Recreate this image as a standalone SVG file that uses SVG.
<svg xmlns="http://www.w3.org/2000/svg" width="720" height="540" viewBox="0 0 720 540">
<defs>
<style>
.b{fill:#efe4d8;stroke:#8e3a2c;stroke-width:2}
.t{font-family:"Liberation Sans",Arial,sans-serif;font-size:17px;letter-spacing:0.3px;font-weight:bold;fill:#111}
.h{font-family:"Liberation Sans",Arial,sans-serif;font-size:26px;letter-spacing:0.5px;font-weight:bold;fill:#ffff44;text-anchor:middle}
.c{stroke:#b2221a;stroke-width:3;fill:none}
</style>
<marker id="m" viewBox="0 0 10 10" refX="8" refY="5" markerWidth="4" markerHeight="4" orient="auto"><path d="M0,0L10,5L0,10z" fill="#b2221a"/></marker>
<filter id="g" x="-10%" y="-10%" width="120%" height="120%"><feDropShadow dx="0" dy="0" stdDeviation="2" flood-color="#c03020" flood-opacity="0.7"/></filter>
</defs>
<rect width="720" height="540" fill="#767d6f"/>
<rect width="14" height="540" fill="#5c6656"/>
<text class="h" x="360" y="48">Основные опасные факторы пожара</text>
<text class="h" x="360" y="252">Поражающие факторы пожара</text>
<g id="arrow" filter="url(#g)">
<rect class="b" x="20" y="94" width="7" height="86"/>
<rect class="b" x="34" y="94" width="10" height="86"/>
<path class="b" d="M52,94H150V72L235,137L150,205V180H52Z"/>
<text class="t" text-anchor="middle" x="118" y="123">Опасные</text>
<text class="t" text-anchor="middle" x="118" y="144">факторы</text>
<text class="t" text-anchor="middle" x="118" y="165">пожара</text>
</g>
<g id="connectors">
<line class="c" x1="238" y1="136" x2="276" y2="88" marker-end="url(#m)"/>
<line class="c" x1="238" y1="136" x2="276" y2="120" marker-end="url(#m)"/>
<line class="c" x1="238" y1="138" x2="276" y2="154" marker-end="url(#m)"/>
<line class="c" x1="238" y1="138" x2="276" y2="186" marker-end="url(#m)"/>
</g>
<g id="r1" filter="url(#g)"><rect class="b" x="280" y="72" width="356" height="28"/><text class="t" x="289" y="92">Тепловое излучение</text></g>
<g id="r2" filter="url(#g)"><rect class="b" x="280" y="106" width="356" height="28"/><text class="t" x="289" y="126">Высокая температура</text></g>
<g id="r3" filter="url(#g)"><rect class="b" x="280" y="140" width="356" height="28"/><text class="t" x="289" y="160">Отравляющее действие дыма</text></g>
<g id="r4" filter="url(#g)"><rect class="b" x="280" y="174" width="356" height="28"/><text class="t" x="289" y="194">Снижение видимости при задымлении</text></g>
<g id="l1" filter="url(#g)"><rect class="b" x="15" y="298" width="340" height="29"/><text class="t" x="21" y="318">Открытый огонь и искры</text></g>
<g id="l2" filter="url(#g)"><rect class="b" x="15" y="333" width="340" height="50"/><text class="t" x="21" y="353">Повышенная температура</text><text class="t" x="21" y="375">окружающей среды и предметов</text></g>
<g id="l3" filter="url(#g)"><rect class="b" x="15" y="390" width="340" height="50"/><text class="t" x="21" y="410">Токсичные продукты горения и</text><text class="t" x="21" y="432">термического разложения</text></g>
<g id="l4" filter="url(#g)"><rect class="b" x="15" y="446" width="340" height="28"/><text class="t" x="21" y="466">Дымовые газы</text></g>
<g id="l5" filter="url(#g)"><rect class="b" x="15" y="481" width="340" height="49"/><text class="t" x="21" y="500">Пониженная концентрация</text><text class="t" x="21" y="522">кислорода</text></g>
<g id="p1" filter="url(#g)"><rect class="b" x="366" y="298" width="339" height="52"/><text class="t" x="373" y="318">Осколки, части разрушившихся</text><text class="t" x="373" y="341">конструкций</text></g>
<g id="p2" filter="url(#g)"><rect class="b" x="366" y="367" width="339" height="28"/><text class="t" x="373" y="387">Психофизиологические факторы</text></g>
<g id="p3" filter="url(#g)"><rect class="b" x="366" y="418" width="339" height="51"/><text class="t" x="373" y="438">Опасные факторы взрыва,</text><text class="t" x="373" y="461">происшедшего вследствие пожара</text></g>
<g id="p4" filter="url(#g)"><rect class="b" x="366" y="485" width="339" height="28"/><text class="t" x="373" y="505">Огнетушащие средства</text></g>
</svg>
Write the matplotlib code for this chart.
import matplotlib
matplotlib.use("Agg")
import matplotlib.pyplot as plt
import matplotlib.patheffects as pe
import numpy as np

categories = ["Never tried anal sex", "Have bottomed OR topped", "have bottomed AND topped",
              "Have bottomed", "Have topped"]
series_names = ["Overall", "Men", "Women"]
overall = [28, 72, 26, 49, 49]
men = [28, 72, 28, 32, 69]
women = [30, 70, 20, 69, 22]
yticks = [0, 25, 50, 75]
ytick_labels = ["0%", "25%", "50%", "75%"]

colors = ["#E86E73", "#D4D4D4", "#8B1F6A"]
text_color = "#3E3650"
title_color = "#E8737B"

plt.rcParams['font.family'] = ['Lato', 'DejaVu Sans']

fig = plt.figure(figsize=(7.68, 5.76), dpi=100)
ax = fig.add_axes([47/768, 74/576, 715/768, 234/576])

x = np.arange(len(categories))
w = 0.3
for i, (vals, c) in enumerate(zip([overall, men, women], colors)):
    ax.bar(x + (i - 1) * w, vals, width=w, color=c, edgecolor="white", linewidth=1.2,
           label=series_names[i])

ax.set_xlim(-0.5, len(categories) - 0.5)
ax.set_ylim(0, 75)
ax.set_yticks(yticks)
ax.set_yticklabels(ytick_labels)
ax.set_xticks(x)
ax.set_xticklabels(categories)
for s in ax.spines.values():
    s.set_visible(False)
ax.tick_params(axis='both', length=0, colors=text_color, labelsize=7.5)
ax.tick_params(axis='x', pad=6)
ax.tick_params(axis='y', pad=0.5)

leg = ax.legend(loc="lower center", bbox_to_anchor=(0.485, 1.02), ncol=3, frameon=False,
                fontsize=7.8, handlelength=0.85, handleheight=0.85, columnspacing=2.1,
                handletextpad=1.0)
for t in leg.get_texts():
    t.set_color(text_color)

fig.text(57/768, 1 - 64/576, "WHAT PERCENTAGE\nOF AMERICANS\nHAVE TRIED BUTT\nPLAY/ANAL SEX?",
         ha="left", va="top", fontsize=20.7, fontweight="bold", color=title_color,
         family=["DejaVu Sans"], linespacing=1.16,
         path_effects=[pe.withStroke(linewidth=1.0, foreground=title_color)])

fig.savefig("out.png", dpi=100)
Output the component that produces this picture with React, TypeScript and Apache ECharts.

EXERCISE GOAL:
The data above must be returned in full, exactly as written.

EXERCISE RESULT:
Recreate this image as a standalone SVG file that uses SVG.
<svg xmlns="http://www.w3.org/2000/svg" width="720" height="540" viewBox="0 0 720 540">
<defs>
<style>
.b{fill:#efe4d8;stroke:#8e3a2c;stroke-width:2}
.t{font-family:"Liberation Sans",Arial,sans-serif;font-size:17px;letter-spacing:0.3px;font-weight:bold;fill:#111}
.h{font-family:"Liberation Sans",Arial,sans-serif;font-size:26px;letter-spacing:0.5px;font-weight:bold;fill:#ffff44;text-anchor:middle}
.c{stroke:#b2221a;stroke-width:3;fill:none}
</style>
<marker id="m" viewBox="0 0 10 10" refX="8" refY="5" markerWidth="4" markerHeight="4" orient="auto"><path d="M0,0L10,5L0,10z" fill="#b2221a"/></marker>
<filter id="g" x="-10%" y="-10%" width="120%" height="120%"><feDropShadow dx="0" dy="0" stdDeviation="2" flood-color="#c03020" flood-opacity="0.7"/></filter>
</defs>
<rect width="720" height="540" fill="#767d6f"/>
<rect width="14" height="540" fill="#5c6656"/>
<text class="h" x="360" y="48">Основные опасные факторы пожара</text>
<text class="h" x="360" y="252">Поражающие факторы пожара</text>
<g id="arrow" filter="url(#g)">
<rect class="b" x="20" y="94" width="7" height="86"/>
<rect class="b" x="34" y="94" width="10" height="86"/>
<path class="b" d="M52,94H150V72L235,137L150,205V180H52Z"/>
<text class="t" text-anchor="middle" x="118" y="123">Опасные</text>
<text class="t" text-anchor="middle" x="118" y="144">факторы</text>
<text class="t" text-anchor="middle" x="118" y="165">пожара</text>
</g>
<g id="connectors">
<line class="c" x1="238" y1="136" x2="276" y2="88" marker-end="url(#m)"/>
<line class="c" x1="238" y1="136" x2="276" y2="120" marker-end="url(#m)"/>
<line class="c" x1="238" y1="138" x2="276" y2="154" marker-end="url(#m)"/>
<line class="c" x1="238" y1="138" x2="276" y2="186" marker-end="url(#m)"/>
</g>
<g id="r1" filter="url(#g)"><rect class="b" x="280" y="72" width="356" height="28"/><text class="t" x="289" y="92">Тепловое излучение</text></g>
<g id="r2" filter="url(#g)"><rect class="b" x="280" y="106" width="356" height="28"/><text class="t" x="289" y="126">Высокая температура</text></g>
<g id="r3" filter="url(#g)"><rect class="b" x="280" y="140" width="356" height="28"/><text class="t" x="289" y="160">Отравляющее действие дыма</text></g>
<g id="r4" filter="url(#g)"><rect class="b" x="280" y="174" width="356" height="28"/><text class="t" x="289" y="194">Снижение видимости при задымлении</text></g>
<g id="l1" filter="url(#g)"><rect class="b" x="15" y="298" width="340" height="29"/><text class="t" x="21" y="318">Открытый огонь и искры</text></g>
<g id="l2" filter="url(#g)"><rect class="b" x="15" y="333" width="340" height="50"/><text class="t" x="21" y="353">Повышенная температура</text><text class="t" x="21" y="375">окружающей среды и предметов</text></g>
<g id="l3" filter="url(#g)"><rect class="b" x="15" y="390" width="340" height="50"/><text class="t" x="21" y="410">Токсичные продукты горения и</text><text class="t" x="21" y="432">термического разложения</text></g>
<g id="l4" filter="url(#g)"><rect class="b" x="15" y="446" width="340" height="28"/><text class="t" x="21" y="466">Дымовые газы</text></g>
<g id="l5" filter="url(#g)"><rect class="b" x="15" y="481" width="340" height="49"/><text class="t" x="21" y="500">Пониженная концентрация</text><text class="t" x="21" y="522">кислорода</text></g>
<g id="p1" filter="url(#g)"><rect class="b" x="366" y="298" width="339" height="52"/><text class="t" x="373" y="318">Осколки, части разрушившихся</text><text class="t" x="373" y="341">конструкций</text></g>
<g id="p2" filter="url(#g)"><rect class="b" x="366" y="367" width="339" height="28"/><text class="t" x="373" y="387">Психофизиологические факторы</text></g>
<g id="p3" filter="url(#g)"><rect class="b" x="366" y="418" width="339" height="51"/><text class="t" x="373" y="438">Опасные факторы взрыва,</text><text class="t" x="373" y="461">происшедшего вследствие пожара</text></g>
<g id="p4" filter="url(#g)"><rect class="b" x="366" y="485" width="339" height="28"/><text class="t" x="373" y="505">Огнетушащие средства</text></g>
</svg>
Write the matplotlib code for this chart.
import matplotlib
matplotlib.use("Agg")
import matplotlib.pyplot as plt
import matplotlib.patheffects as pe
import numpy as np

categories = ["Never tried anal sex", "Have bottomed OR topped", "have bottomed AND topped",
              "Have bottomed", "Have topped"]
series_names = ["Overall", "Men", "Women"]
overall = [28, 72, 26, 49, 49]
men = [28, 72, 28, 32, 69]
women = [30, 70, 20, 69, 22]
yticks = [0, 25, 50, 75]
ytick_labels = ["0%", "25%", "50%", "75%"]

colors = ["#E86E73", "#D4D4D4", "#8B1F6A"]
text_color = "#3E3650"
title_color = "#E8737B"

plt.rcParams['font.family'] = ['Lato', 'DejaVu Sans']

fig = plt.figure(figsize=(7.68, 5.76), dpi=100)
ax = fig.add_axes([47/768, 74/576, 715/768, 234/576])

x = np.arange(len(categories))
w = 0.3
for i, (vals, c) in enumerate(zip([overall, men, women], colors)):
    ax.bar(x + (i - 1) * w, vals, width=w, color=c, edgecolor="white", linewidth=1.2,
           label=series_names[i])

ax.set_xlim(-0.5, len(categories) - 0.5)
ax.set_ylim(0, 75)
ax.set_yticks(yticks)
ax.set_yticklabels(ytick_labels)
ax.set_xticks(x)
ax.set_xticklabels(categories)
for s in ax.spines.values():
    s.set_visible(False)
ax.tick_params(axis='both', length=0, colors=text_color, labelsize=7.5)
ax.tick_params(axis='x', pad=6)
ax.tick_params(axis='y', pad=0.5)

leg = ax.legend(loc="lower center", bbox_to_anchor=(0.485, 1.02), ncol=3, frameon=False,
                fontsize=7.8, handlelength=0.85, handleheight=0.85, columnspacing=2.1,
                handletextpad=1.0)
for t in leg.get_texts():
    t.set_color(text_color)

fig.text(57/768, 1 - 64/576, "WHAT PERCENTAGE\nOF AMERICANS\nHAVE TRIED BUTT\nPLAY/ANAL SEX?",
         ha="left", va="top", fontsize=20.7, fontweight="bold", color=title_color,
         family=["DejaVu Sans"], linespacing=1.16,
         path_effects=[pe.withStroke(linewidth=1.0, foreground=title_color)])

fig.savefig("out.png", dpi=100)
Output the component that produces this picture with React, TypeScript and Apache ECharts.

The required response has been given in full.